Michael, have never read or seen that play, which is odd because the nefariousness of the arms industry is a longstanding obsession. Wikipedia parlays this interesting piece of information:

Shaw wrote a preface for the play's publication, in which he derided the idea that charities should only take money from "morally pure" sources. He points out that donations can always be used for good, whatever their provenance, and he quotes a Salvation Army officer, "they would take money from the devil himself and be only too glad to get it out of his hands and into God's".

So Shaw's view was diametrically opposed to Wilde's.
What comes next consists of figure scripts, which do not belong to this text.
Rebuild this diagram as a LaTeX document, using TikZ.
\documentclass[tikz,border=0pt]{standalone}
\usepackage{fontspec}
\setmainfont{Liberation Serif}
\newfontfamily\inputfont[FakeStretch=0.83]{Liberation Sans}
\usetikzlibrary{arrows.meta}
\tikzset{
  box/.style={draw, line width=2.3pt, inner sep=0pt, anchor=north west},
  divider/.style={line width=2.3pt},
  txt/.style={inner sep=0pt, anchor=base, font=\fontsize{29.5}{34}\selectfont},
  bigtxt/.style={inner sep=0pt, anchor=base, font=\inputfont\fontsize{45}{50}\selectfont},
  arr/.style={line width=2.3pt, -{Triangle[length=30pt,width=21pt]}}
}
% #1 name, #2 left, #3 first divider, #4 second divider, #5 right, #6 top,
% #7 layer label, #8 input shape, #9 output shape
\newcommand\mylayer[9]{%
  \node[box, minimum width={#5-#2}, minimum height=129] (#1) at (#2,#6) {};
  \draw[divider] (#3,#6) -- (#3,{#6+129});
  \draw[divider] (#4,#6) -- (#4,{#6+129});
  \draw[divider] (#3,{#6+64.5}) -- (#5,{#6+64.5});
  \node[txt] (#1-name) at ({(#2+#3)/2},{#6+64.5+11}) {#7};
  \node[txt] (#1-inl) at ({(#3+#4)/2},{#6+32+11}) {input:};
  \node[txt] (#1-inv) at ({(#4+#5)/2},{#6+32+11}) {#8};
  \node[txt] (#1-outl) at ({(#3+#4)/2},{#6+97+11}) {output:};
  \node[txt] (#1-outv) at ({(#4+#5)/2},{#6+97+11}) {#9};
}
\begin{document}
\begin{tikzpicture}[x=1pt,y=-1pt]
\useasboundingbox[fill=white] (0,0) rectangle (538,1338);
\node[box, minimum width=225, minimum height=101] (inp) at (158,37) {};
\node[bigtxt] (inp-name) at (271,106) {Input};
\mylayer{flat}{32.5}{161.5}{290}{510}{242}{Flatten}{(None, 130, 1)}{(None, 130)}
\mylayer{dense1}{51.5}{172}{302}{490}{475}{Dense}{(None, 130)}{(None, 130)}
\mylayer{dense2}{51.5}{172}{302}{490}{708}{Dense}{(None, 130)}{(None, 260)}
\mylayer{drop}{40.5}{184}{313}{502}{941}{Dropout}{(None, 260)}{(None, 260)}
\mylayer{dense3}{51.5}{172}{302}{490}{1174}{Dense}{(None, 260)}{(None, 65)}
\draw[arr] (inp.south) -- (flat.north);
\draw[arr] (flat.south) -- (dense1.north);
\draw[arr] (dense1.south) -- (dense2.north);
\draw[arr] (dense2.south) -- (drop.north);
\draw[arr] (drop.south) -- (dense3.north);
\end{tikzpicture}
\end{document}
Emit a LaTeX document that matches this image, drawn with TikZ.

Helena, Bert was talking about a Nixon comeback episode before last. Nixon suddenly got very media savvy for his comeback Presidential run. Could be a taste of things to come, SCDP supporting the campaign of what will turn out to be one of the dirtiest presidents in history.

Lauren said...

Such interesting comments: I wish I could pause to say more but I am just stopping in to remind you that SC already supported Nixon (in Season 1) during his failed race against Kennedy in 1960.

Lauren said...

PS Arms-wise wasn't the company that wanted to do the background check on Don some kind of defense industry outfit (began with an N and may actually have been a real company). If so that contact allegedly went back to end of S2 when D. left P. at poolside in So Cal.

John M said...

Thanks, Lauren. I remember it well. Am currently reading Rick Perlstein's brilliant Nixonland, which is really a book about the sixties, so a great companion to MM.

John M said...

Ah, we cross-posted.

Yes, Don and Pete had gone out to LA because of the numerous aerospace companies setting up out there and it was one of them, though I can't recall the name. I guess if background security checks are the order of the day, it may be a blessing in disguise for Don that he can't get signed by Dow. Besides, give it a couple of years and Dow's ad agency will probably be being firebombed by hippy protesters.

Helena said...

The arms company account became a problem for Don in 4.10. Pete had finally won North American Aviation but Don had a panic attack over the security check. His way out was to tell Pete to dump NAA with the excuse that 'we want Martin Marietta or Hughes'. It was said so fast by Don that I remember having to listen to the clip several times, just like Ken's reference to the Fair Packaging Act that I've been nagging about on the Guardian blog this week. I love the way MW hides these Easter egg lines, often only a sentence.

mrs. harris (the mother) said...

thank you for a good summary. have nothing to add, other than I consider it was a grave mistake on the part of the episode creators to invite for the role of a dysfunctional family's mother such a grand dame as Julia Ormond. She stole the show. She did not give an appearance of a desperate housewife at all... rather intensified Bunuelesque's sense of travesty and grotesque of the situation...

with respect

Lauren said...

Thank you Helena for that useful refresher. (And thanks also to zina for your comments which are always so much fun to read!)

I confess that I did not love the panic attack of 4.10 and am very happy to see Don's Batman plot--which AFAIC reached a beautiful conclusion at the end of S3--given a rest this year.

Mrs. Harris (are you often mistaken for the fille btw)--I know what you mean about Ormond and, yes, definitely most Bunuelesuqe. Though given that Sally always steals the show (this time sharing the honor with Marie, to be sure) I'm not sure the effect wasn't desired. I don't think Marie is supposed to be desperate (mind you, I may be missing your reference since I've never seen the television show you might be referring to). I don't get the feeling this is a new kind of situation for her: she seems quite settled in her ways, down to the end of her cigarette ash. She may go up in smoke one day but if so she'll die by the sword she lived by.